**EXERCISE DESCRIPTION**.
Return every record below exactly as written, omitting any pictures.

**AVAILABLE RECORDS**.

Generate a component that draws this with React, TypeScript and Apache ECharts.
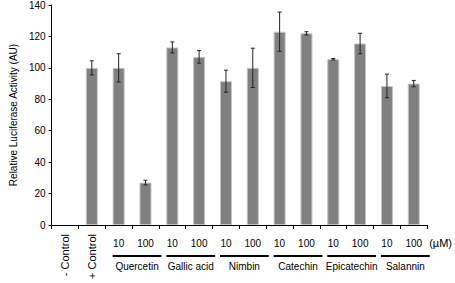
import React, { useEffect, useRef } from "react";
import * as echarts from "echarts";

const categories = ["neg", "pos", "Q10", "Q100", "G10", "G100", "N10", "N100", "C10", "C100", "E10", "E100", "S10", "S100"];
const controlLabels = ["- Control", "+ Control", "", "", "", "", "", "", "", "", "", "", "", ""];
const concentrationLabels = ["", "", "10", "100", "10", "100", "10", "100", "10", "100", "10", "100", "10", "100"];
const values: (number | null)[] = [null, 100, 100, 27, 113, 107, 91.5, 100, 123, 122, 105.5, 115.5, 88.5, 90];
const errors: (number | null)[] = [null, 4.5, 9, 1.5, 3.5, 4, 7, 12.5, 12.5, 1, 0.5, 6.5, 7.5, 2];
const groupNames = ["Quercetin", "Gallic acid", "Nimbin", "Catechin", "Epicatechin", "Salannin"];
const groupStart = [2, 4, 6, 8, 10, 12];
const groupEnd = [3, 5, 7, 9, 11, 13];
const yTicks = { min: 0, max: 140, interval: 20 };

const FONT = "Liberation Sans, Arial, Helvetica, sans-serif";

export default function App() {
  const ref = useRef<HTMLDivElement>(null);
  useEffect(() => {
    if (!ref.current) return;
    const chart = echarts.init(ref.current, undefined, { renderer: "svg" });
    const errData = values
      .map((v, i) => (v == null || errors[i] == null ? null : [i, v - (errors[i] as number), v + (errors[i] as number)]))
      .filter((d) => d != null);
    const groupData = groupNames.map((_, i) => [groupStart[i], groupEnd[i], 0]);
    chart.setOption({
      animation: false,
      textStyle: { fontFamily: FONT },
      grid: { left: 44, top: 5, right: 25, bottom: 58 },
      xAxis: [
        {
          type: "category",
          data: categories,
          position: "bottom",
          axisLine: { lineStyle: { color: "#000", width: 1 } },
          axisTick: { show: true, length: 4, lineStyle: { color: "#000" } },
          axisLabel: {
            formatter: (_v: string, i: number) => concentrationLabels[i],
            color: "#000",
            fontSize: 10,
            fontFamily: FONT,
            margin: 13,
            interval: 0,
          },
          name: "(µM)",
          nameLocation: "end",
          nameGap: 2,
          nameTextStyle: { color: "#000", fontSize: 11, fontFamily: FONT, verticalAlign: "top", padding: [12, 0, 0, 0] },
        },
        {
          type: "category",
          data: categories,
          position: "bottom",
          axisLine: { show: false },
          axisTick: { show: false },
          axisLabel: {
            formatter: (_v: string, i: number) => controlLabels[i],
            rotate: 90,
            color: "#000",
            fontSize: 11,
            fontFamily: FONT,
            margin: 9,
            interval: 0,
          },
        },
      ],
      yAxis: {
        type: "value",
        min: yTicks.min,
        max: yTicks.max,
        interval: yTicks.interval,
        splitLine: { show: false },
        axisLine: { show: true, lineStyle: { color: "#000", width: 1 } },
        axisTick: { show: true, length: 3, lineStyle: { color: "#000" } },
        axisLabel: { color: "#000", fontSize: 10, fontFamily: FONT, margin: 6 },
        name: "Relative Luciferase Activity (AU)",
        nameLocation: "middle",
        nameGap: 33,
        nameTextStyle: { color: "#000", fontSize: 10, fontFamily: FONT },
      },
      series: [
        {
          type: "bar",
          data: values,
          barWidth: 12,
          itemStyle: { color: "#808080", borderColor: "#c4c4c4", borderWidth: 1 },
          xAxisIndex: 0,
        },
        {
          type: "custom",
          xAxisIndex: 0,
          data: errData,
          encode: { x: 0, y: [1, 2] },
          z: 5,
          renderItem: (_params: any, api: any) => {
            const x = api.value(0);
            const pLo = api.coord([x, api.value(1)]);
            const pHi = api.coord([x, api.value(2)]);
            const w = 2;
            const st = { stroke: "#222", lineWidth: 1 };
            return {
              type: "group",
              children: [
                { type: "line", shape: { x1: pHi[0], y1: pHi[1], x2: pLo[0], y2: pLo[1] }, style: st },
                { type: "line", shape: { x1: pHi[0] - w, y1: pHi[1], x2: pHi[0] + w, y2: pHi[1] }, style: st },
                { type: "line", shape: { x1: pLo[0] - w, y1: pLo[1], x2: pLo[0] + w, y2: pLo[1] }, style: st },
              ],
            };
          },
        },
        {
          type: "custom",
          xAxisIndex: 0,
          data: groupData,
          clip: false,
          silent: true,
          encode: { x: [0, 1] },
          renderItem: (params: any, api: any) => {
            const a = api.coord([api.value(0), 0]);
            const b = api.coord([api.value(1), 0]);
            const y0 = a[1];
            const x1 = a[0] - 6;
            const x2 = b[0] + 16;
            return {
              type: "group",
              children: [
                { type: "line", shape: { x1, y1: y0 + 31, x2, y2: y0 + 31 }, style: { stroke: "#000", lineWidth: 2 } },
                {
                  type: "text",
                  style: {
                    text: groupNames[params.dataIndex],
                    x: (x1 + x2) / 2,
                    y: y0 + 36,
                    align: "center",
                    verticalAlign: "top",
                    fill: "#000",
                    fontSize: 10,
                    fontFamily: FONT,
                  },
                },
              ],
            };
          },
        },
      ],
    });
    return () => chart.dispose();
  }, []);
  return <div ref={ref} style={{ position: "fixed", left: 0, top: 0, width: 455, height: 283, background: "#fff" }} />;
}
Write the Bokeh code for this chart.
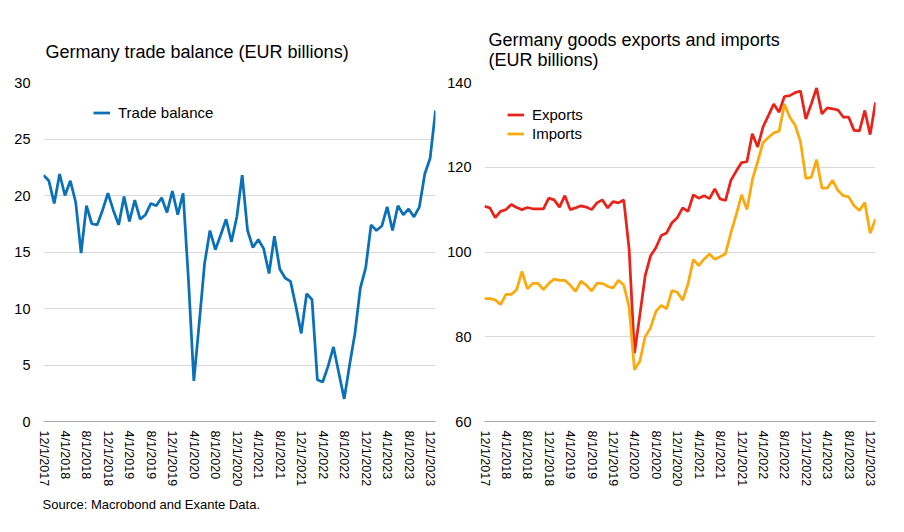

**RESULT FOR THIS TASK**.
Generate a component that draws this with React, TypeScript and Apache ECharts.
import React, { useEffect, useRef } from "react";
import * as echarts from "echarts";

const categories = ["neg", "pos", "Q10", "Q100", "G10", "G100", "N10", "N100", "C10", "C100", "E10", "E100", "S10", "S100"];
const controlLabels = ["- Control", "+ Control", "", "", "", "", "", "", "", "", "", "", "", ""];
const concentrationLabels = ["", "", "10", "100", "10", "100", "10", "100", "10", "100", "10", "100", "10", "100"];
const values: (number | null)[] = [null, 100, 100, 27, 113, 107, 91.5, 100, 123, 122, 105.5, 115.5, 88.5, 90];
const errors: (number | null)[] = [null, 4.5, 9, 1.5, 3.5, 4, 7, 12.5, 12.5, 1, 0.5, 6.5, 7.5, 2];
const groupNames = ["Quercetin", "Gallic acid", "Nimbin", "Catechin", "Epicatechin", "Salannin"];
const groupStart = [2, 4, 6, 8, 10, 12];
const groupEnd = [3, 5, 7, 9, 11, 13];
const yTicks = { min: 0, max: 140, interval: 20 };

const FONT = "Liberation Sans, Arial, Helvetica, sans-serif";

export default function App() {
  const ref = useRef<HTMLDivElement>(null);
  useEffect(() => {
    if (!ref.current) return;
    const chart = echarts.init(ref.current, undefined, { renderer: "svg" });
    const errData = values
      .map((v, i) => (v == null || errors[i] == null ? null : [i, v - (errors[i] as number), v + (errors[i] as number)]))
      .filter((d) => d != null);
    const groupData = groupNames.map((_, i) => [groupStart[i], groupEnd[i], 0]);
    chart.setOption({
      animation: false,
      textStyle: { fontFamily: FONT },
      grid: { left: 44, top: 5, right: 25, bottom: 58 },
      xAxis: [
        {
          type: "category",
          data: categories,
          position: "bottom",
          axisLine: { lineStyle: { color: "#000", width: 1 } },
          axisTick: { show: true, length: 4, lineStyle: { color: "#000" } },
          axisLabel: {
            formatter: (_v: string, i: number) => concentrationLabels[i],
            color: "#000",
            fontSize: 10,
            fontFamily: FONT,
            margin: 13,
            interval: 0,
          },
          name: "(µM)",
          nameLocation: "end",
          nameGap: 2,
          nameTextStyle: { color: "#000", fontSize: 11, fontFamily: FONT, verticalAlign: "top", padding: [12, 0, 0, 0] },
        },
        {
          type: "category",
          data: categories,
          position: "bottom",
          axisLine: { show: false },
          axisTick: { show: false },
          axisLabel: {
            formatter: (_v: string, i: number) => controlLabels[i],
            rotate: 90,
            color: "#000",
            fontSize: 11,
            fontFamily: FONT,
            margin: 9,
            interval: 0,
          },
        },
      ],
      yAxis: {
        type: "value",
        min: yTicks.min,
        max: yTicks.max,
        interval: yTicks.interval,
        splitLine: { show: false },
        axisLine: { show: true, lineStyle: { color: "#000", width: 1 } },
        axisTick: { show: true, length: 3, lineStyle: { color: "#000" } },
        axisLabel: { color: "#000", fontSize: 10, fontFamily: FONT, margin: 6 },
        name: "Relative Luciferase Activity (AU)",
        nameLocation: "middle",
        nameGap: 33,
        nameTextStyle: { color: "#000", fontSize: 10, fontFamily: FONT },
      },
      series: [
        {
          type: "bar",
          data: values,
          barWidth: 12,
          itemStyle: { color: "#808080", borderColor: "#c4c4c4", borderWidth: 1 },
          xAxisIndex: 0,
        },
        {
          type: "custom",
          xAxisIndex: 0,
          data: errData,
          encode: { x: 0, y: [1, 2] },
          z: 5,
          renderItem: (_params: any, api: any) => {
            const x = api.value(0);
            const pLo = api.coord([x, api.value(1)]);
            const pHi = api.coord([x, api.value(2)]);
            const w = 2;
            const st = { stroke: "#222", lineWidth: 1 };
            return {
              type: "group",
              children: [
                { type: "line", shape: { x1: pHi[0], y1: pHi[1], x2: pLo[0], y2: pLo[1] }, style: st },
                { type: "line", shape: { x1: pHi[0] - w, y1: pHi[1], x2: pHi[0] + w, y2: pHi[1] }, style: st },
                { type: "line", shape: { x1: pLo[0] - w, y1: pLo[1], x2: pLo[0] + w, y2: pLo[1] }, style: st },
              ],
            };
          },
        },
        {
          type: "custom",
          xAxisIndex: 0,
          data: groupData,
          clip: false,
          silent: true,
          encode: { x: [0, 1] },
          renderItem: (params: any, api: any) => {
            const a = api.coord([api.value(0), 0]);
            const b = api.coord([api.value(1), 0]);
            const y0 = a[1];
            const x1 = a[0] - 6;
            const x2 = b[0] + 16;
            return {
              type: "group",
              children: [
                { type: "line", shape: { x1, y1: y0 + 31, x2, y2: y0 + 31 }, style: { stroke: "#000", lineWidth: 2 } },
                {
                  type: "text",
                  style: {
                    text: groupNames[params.dataIndex],
                    x: (x1 + x2) / 2,
                    y: y0 + 36,
                    align: "center",
                    verticalAlign: "top",
                    fill: "#000",
                    fontSize: 10,
                    fontFamily: FONT,
                  },
                },
              ],
            };
          },
        },
      ],
    });
    return () => chart.dispose();
  }, []);
  return <div ref={ref} style={{ position: "fixed", left: 0, top: 0, width: 455, height: 283, background: "#fff" }} />;
}
Write the Bokeh code for this chart.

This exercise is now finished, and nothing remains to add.